Snyder blamed the media for inciting the actions of everyone on the field.

"The media will take soundbites and twist them around," he explained. "Things were taken out of context just to hype the game."

Tomey said he also believed the media's role was less than beneficial.

"I think the media were co-conspirators in the ASU game last year," he said. "The players on both sides will have to choose their words more carefully so they don't get blown out of proportion this year."

Snyder said he has the same plan for this year's game.

"We have to not play the game in the media," he said.

Tomey has closed UA practices to the media in the two weeks leading up to the game on Nov. 28 at Sun Devil Stadium in Tempe.

"It was the scariest thing I've ever been a part of," Tomey said of last year's game.

As bad as that game was, Tomey said that there are "constant examples of good sportsmanship going on."

UA volleyball player Carrie Penfield cited one example from watching football.

"I think it is pretty classy when the football players help (injured) players from the other team off the field," she said.

Tomey called it "a constant show of respect."

UA soccer defender Kate Mattson said it is the responsibility of coaches to make sure their players are good sports.

"Sportsmanship is taught. It depends on the coach and how the coach teaches you to be," she said.

Salave'a had a similar opinion.

"Coaches need to stress integrity and (having players) play their hearts out without losing control," he said.

One of the more recent examples of bad sportsmanship has been trash talking, by which a player seeks to intimidate or disrupt his opponent through verbal commentary that can range from the sublime to the vulgar.

"I don't believe in trash talking," Salave'a said. "I believe in smacking them in the mouth and knocking them on their butt and then helping them back up again."

Terry said he enjoyed trash talking last year.

"I enjoy it," he said. "It's just another tactic to get into your opponent's head.

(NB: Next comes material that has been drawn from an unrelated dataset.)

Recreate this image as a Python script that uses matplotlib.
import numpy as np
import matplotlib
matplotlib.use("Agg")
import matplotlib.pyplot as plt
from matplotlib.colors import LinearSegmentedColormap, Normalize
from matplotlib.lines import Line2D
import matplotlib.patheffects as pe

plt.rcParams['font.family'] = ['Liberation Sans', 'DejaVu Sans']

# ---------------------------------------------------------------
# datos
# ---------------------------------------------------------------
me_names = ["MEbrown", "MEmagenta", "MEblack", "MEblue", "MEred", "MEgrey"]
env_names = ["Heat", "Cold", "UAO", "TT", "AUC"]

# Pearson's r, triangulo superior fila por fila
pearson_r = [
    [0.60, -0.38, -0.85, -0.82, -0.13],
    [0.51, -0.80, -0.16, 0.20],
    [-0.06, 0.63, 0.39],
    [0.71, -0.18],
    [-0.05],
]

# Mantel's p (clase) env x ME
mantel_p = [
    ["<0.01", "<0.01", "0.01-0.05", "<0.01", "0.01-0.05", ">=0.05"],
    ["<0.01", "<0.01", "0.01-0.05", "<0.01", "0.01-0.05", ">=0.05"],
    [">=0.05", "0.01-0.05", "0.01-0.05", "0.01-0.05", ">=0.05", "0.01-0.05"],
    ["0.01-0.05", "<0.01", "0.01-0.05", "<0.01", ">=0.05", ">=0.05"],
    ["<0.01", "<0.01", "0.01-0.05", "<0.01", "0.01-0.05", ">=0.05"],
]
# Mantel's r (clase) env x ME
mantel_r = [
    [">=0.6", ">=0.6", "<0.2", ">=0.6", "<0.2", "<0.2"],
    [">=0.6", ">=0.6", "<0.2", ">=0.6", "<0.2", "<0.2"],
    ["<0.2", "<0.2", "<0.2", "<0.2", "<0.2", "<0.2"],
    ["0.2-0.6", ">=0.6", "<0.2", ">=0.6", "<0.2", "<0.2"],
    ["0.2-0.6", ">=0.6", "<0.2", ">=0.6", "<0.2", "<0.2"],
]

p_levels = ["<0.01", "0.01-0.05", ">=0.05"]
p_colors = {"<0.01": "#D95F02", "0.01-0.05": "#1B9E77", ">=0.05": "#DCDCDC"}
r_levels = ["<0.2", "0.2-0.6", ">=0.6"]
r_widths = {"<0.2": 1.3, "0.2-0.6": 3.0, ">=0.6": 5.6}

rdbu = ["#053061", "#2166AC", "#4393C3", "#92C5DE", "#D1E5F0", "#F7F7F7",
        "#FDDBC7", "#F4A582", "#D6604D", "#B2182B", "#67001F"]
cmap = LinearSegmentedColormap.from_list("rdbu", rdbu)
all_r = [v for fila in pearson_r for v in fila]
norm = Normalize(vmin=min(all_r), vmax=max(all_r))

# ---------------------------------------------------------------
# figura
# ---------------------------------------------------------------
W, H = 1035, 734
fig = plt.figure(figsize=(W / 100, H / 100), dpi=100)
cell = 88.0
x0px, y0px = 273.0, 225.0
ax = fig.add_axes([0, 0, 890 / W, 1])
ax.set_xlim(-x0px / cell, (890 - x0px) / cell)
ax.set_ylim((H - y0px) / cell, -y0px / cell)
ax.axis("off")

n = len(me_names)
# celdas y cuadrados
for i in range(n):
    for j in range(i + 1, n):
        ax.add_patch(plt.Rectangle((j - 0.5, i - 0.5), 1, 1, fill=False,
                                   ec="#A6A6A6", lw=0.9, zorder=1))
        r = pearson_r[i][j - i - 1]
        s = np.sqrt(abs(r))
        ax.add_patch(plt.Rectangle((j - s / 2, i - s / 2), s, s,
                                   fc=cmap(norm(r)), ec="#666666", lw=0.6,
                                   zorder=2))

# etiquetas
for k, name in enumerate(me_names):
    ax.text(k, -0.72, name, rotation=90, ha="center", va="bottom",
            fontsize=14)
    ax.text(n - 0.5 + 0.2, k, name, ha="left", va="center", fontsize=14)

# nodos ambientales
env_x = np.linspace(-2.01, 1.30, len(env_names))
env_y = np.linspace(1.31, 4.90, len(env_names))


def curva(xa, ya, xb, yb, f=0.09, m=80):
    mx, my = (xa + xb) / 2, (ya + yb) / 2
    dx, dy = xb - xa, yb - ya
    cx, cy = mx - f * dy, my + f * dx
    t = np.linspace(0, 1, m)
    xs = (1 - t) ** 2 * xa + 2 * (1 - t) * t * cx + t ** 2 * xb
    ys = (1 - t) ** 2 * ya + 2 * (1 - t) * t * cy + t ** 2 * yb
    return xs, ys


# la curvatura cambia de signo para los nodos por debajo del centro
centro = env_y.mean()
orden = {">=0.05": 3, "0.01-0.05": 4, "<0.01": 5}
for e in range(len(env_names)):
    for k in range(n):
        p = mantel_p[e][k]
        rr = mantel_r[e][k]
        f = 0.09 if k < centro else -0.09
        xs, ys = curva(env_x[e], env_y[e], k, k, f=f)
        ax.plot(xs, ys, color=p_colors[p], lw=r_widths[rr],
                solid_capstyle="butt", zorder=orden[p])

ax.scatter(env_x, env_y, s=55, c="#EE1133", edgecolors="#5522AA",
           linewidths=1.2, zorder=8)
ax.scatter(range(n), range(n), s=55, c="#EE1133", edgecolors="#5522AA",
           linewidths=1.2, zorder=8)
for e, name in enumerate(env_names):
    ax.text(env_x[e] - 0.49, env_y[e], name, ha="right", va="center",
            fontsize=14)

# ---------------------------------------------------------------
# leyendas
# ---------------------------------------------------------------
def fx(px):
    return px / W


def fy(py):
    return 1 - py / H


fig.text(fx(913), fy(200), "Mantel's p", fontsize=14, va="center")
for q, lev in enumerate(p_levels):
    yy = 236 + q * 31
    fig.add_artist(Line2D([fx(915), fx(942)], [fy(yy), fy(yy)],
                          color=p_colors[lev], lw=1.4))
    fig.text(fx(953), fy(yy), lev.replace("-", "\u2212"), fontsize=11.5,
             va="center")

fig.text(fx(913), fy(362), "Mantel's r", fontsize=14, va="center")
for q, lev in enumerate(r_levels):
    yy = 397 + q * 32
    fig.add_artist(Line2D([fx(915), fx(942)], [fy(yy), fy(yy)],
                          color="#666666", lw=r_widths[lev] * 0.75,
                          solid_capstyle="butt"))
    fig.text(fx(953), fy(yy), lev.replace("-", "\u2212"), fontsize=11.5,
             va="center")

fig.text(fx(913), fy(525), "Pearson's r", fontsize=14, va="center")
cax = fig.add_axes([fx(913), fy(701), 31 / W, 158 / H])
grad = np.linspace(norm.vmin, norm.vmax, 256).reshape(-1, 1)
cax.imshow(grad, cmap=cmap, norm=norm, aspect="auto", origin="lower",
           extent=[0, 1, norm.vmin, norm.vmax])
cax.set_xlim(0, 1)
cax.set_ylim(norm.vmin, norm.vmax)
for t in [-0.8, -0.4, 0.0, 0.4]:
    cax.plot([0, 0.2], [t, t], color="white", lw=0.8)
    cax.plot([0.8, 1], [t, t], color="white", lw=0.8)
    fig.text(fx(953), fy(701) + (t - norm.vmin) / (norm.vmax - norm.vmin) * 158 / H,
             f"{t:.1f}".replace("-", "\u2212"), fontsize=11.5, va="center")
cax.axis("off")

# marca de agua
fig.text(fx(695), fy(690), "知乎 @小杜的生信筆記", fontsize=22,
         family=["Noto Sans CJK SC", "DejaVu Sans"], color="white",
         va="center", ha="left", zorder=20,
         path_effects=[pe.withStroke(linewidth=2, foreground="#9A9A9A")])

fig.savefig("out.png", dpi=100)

I don't know what I'd do instead if I couldn't (talk trash)."

Tomey criticized basketball as a game with less sportsmanship than football.

"I see more fights and other problems in basketball," he said. "The hitting and physical part is more accepted in football."

Simon disagreed.

"I don't see it," he said. "I shake hands with everybody after the game. There may be a few scuffles here and there, but we all just want to earn each other's respect."

Terry said that after the Wildcats won the national championship last year he saw one of the best examples of sportsmanship during his time at UA.

"After we beat Kentucky, they weren't crying, they weren't cursing at us, they were just congratulating us on our victory," he said.

Candrea said it is up to players and coaches "to keep it between the lines.

"You do your best and let your glove and bat do the talking," he said.

Stitt said "if you don't respect the game it'll beat you up."

One of the worst results of bad sportsmanship is the effect it has on some of the people in the stands and at home, Olson said.

"We have to understand that young kids are watching," he said. "They're going to try and emulate what they see on TV, whether it's good or bad."

Snyder said that athletes on both the pro and college levels have to accept some responsibility for their actions.

"The role models young people have coming up today are the celebrities in sports," he said. "There's a trickle-down effect from what these celebrities do."

While they cannot speak for pro sports, the UA coaches and athletes said that college sports are responding to the problem.

Salave'a said he believes that there is less sportsmanship now than there was 20 years ago, and "that has caused the NCAA to crack down on these players."

Stitt said a recent example of a "crack down" came last year.

"Our conference came down on the Six-Pac last year because of one school," he said, though he would not name the school other than to say it was not Arizona.

Olson said that the NCAA has been very active in improving certain aspects of the game.

"It's way down on the college level," he said. "I hope they don't let up on giving out penalties.

"The emphasis by the NCAA and officials that this is something they're not going to allow will help restore sportsmanship to the level it should be at."

Wildcat reporters Tressa Girodo and Kristen Davis contributed to this story.